> _What you have to do_: In the records below, find the line that contains "Reproduce this chart with Plotly." and the line that contains "y_red = [-0.19, -0.165, -0.14, -0.115, -0.09]". Set down exactly those lines and every line between them, and nothing more.

> _Materials provided_:
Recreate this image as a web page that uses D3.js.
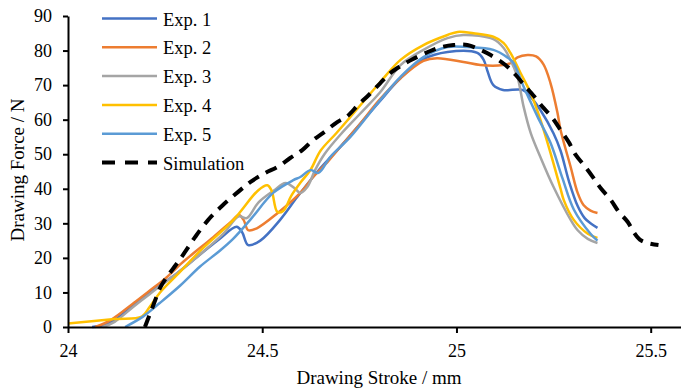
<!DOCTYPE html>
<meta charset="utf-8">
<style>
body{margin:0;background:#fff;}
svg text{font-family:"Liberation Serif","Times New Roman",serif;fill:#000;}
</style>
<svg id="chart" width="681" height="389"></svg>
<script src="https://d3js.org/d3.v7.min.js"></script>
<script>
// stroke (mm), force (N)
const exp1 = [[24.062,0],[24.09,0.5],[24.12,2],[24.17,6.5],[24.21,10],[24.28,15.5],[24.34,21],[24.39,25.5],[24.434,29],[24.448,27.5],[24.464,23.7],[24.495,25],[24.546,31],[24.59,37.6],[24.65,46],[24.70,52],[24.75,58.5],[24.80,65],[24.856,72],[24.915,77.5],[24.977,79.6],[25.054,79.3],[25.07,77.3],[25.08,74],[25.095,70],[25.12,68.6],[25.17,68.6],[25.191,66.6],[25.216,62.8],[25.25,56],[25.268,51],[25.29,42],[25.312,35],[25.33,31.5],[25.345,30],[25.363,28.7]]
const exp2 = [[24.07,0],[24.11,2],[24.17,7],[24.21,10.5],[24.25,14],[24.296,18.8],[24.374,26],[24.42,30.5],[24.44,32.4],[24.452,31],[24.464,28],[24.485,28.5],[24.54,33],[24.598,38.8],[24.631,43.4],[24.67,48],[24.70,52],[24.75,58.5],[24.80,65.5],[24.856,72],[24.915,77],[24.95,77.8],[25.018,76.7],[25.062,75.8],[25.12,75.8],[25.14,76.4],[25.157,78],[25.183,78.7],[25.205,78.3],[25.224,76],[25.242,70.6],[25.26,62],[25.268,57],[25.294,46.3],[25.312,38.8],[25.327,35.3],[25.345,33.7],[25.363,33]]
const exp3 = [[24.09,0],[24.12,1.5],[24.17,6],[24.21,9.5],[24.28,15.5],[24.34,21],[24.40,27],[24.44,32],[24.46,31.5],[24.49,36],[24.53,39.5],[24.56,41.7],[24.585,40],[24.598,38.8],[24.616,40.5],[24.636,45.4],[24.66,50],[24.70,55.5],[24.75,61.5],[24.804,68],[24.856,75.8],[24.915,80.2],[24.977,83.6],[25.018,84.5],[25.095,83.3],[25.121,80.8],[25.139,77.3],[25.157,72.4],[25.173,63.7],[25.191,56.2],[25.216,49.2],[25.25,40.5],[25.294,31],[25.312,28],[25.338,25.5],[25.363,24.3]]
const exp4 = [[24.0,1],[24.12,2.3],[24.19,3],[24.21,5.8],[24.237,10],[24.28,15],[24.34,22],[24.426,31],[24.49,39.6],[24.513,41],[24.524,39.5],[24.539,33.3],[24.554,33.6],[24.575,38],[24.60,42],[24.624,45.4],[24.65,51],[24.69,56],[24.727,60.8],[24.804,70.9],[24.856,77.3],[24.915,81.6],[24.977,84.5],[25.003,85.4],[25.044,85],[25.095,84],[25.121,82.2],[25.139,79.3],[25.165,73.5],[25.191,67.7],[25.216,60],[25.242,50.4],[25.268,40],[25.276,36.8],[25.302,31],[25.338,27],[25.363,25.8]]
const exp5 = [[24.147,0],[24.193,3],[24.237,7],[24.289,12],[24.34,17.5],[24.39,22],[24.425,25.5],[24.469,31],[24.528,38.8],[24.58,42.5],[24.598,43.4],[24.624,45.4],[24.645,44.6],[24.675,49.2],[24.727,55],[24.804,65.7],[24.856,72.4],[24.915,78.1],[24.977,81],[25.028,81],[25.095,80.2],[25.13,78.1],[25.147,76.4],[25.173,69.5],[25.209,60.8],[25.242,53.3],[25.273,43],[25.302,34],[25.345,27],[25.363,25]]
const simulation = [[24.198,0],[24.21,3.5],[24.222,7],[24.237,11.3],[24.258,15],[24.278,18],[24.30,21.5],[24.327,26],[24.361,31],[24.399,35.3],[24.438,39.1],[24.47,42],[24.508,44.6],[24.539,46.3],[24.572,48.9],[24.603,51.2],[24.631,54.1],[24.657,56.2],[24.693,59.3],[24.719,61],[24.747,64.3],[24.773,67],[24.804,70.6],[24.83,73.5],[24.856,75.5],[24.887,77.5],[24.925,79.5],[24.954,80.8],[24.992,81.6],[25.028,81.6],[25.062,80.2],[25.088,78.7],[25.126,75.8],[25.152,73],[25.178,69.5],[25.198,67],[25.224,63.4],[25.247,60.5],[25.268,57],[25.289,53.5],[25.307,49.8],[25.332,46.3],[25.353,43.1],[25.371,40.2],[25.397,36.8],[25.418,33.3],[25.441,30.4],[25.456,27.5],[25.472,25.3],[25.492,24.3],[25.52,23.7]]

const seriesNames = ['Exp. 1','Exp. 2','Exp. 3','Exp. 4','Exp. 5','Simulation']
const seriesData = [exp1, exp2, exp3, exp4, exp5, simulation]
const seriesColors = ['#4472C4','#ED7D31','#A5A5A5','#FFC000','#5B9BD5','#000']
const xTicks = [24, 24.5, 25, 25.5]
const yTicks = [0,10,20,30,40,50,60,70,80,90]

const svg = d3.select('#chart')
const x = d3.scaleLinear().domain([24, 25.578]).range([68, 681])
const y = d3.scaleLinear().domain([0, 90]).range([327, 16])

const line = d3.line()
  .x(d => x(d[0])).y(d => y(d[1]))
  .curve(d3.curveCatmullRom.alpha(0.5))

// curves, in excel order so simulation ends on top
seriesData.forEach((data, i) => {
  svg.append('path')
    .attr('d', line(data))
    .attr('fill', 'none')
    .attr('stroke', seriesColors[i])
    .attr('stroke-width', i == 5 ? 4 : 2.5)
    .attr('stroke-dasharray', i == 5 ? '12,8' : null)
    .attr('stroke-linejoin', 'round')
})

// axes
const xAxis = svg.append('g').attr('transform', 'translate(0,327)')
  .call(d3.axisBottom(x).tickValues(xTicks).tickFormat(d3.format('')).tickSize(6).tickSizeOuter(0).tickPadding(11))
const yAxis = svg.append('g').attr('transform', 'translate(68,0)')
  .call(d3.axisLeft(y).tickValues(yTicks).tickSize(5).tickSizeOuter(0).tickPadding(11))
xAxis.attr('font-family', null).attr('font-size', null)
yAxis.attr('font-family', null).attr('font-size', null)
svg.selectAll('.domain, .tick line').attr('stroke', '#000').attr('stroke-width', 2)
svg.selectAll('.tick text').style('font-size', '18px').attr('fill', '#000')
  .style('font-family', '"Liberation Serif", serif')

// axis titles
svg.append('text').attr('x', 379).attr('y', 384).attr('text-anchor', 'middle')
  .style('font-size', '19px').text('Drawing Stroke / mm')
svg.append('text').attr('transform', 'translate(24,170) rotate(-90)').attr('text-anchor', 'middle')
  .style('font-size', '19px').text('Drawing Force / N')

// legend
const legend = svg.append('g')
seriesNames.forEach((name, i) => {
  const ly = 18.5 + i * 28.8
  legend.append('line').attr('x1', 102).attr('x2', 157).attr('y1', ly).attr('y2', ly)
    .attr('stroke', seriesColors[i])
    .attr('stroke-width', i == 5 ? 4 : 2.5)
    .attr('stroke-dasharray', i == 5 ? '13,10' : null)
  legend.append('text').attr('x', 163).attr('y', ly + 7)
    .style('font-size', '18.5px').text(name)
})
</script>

...

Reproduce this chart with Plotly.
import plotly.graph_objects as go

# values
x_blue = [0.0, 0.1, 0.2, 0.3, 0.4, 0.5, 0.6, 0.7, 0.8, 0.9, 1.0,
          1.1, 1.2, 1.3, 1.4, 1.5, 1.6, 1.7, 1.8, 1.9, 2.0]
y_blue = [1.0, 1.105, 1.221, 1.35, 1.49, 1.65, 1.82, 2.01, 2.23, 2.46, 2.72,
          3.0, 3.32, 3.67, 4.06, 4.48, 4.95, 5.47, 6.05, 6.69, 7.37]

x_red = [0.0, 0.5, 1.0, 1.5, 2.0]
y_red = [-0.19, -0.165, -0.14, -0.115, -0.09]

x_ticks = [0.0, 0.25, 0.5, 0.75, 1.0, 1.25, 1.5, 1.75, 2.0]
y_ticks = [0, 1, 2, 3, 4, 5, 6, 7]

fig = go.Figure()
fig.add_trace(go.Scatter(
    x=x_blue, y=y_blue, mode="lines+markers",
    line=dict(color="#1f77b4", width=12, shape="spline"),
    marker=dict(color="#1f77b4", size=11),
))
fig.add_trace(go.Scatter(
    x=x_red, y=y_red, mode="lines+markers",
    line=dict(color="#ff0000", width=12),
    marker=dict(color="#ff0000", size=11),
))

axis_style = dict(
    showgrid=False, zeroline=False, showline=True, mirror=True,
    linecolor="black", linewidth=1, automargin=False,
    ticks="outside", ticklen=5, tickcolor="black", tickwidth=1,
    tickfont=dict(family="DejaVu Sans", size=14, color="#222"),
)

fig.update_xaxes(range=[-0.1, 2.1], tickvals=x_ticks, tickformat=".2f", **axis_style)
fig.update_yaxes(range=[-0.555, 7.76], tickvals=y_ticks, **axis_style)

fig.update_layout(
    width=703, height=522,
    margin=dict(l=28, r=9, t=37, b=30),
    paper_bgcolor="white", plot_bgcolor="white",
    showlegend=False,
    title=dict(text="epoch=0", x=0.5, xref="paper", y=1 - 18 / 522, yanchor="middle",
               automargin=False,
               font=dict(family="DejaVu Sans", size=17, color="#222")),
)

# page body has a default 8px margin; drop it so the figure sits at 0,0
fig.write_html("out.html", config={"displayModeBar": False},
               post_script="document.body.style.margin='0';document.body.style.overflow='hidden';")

> _Solution for this problem_:
Reproduce this chart with Plotly.
import plotly.graph_objects as go

# values
x_blue = [0.0, 0.1, 0.2, 0.3, 0.4, 0.5, 0.6, 0.7, 0.8, 0.9, 1.0,
          1.1, 1.2, 1.3, 1.4, 1.5, 1.6, 1.7, 1.8, 1.9, 2.0]
y_blue = [1.0, 1.105, 1.221, 1.35, 1.49, 1.65, 1.82, 2.01, 2.23, 2.46, 2.72,
          3.0, 3.32, 3.67, 4.06, 4.48, 4.95, 5.47, 6.05, 6.69, 7.37]

x_red = [0.0, 0.5, 1.0, 1.5, 2.0]
y_red = [-0.19, -0.165, -0.14, -0.115, -0.09]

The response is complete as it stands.